When is the best time to add a topping?

It depends on the type. Streusels and crumbles should always be added to the raw batter *before* baking. Glazes, icings, and frostings must only be added after the bread has *completely* cooled.

How do I prevent my streusel from sinking into the bread?

Two key tricks: make sure your batter is thick enough to support it, and ensure your streusel crumbs are large and cold. Chilling the streusel for 10-15 minutes in the freezer before sprinkling it on top works wonders.
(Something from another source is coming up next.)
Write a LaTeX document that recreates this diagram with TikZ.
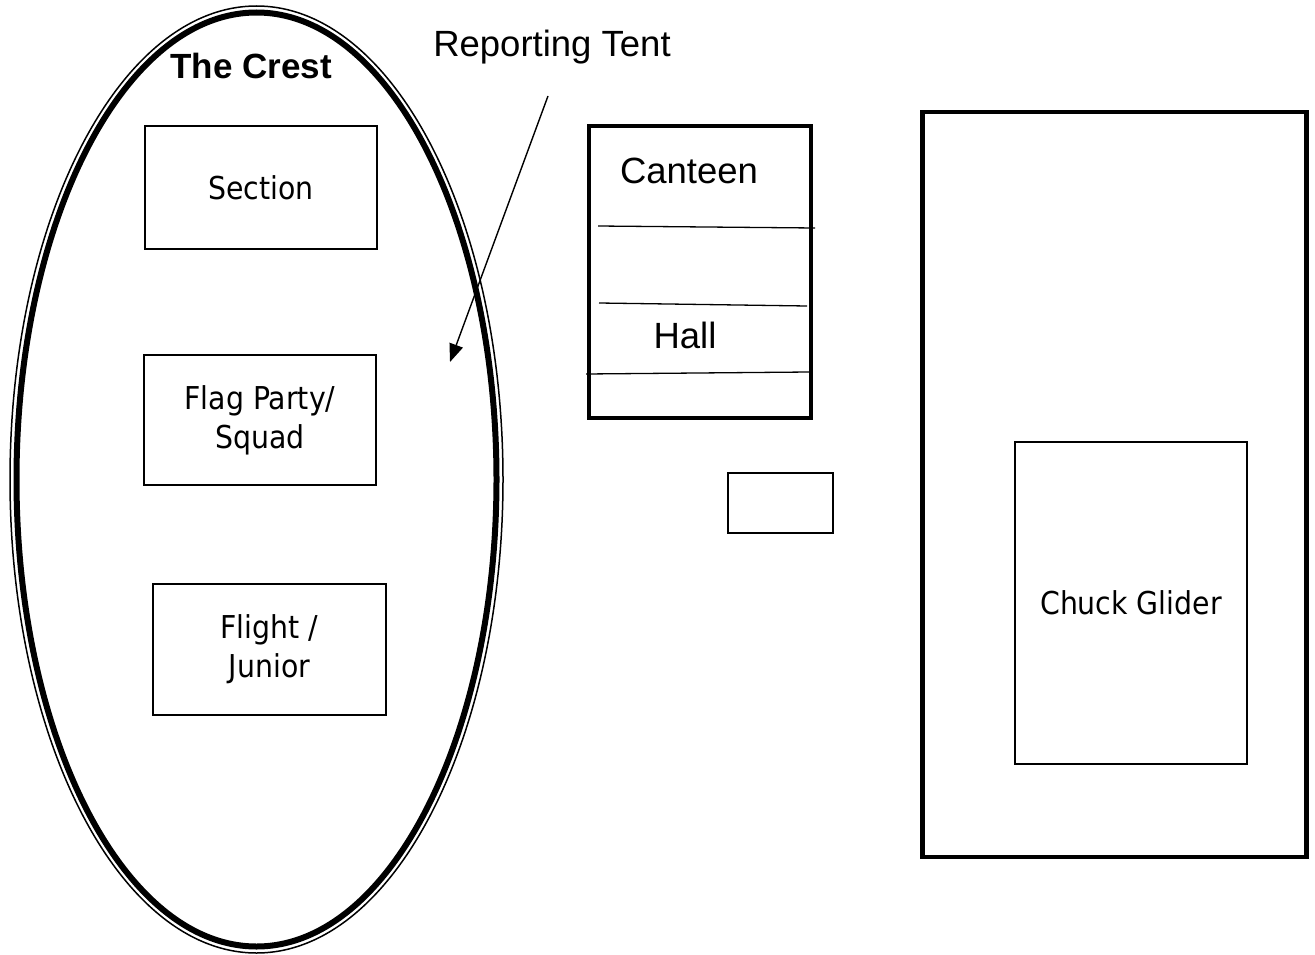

Can I make these toppings ahead of time?

Absolutely. Streusel can be made and stored in an airtight container in the refrigerator for up to a week or frozen for months. Frostings can be made a day or two ahead and stored, covered, in the fridge; just let it soften and re-whip it before using.

What is a good dairy-free topping option?

A simple powdered sugar glaze made with lemon juice or a plant-based milk (like almond or oat milk) is an excellent dairy-free choice. For a creamy option, you can make a frosting using a high-quality dairy-free cream cheese and vegan butter substitute.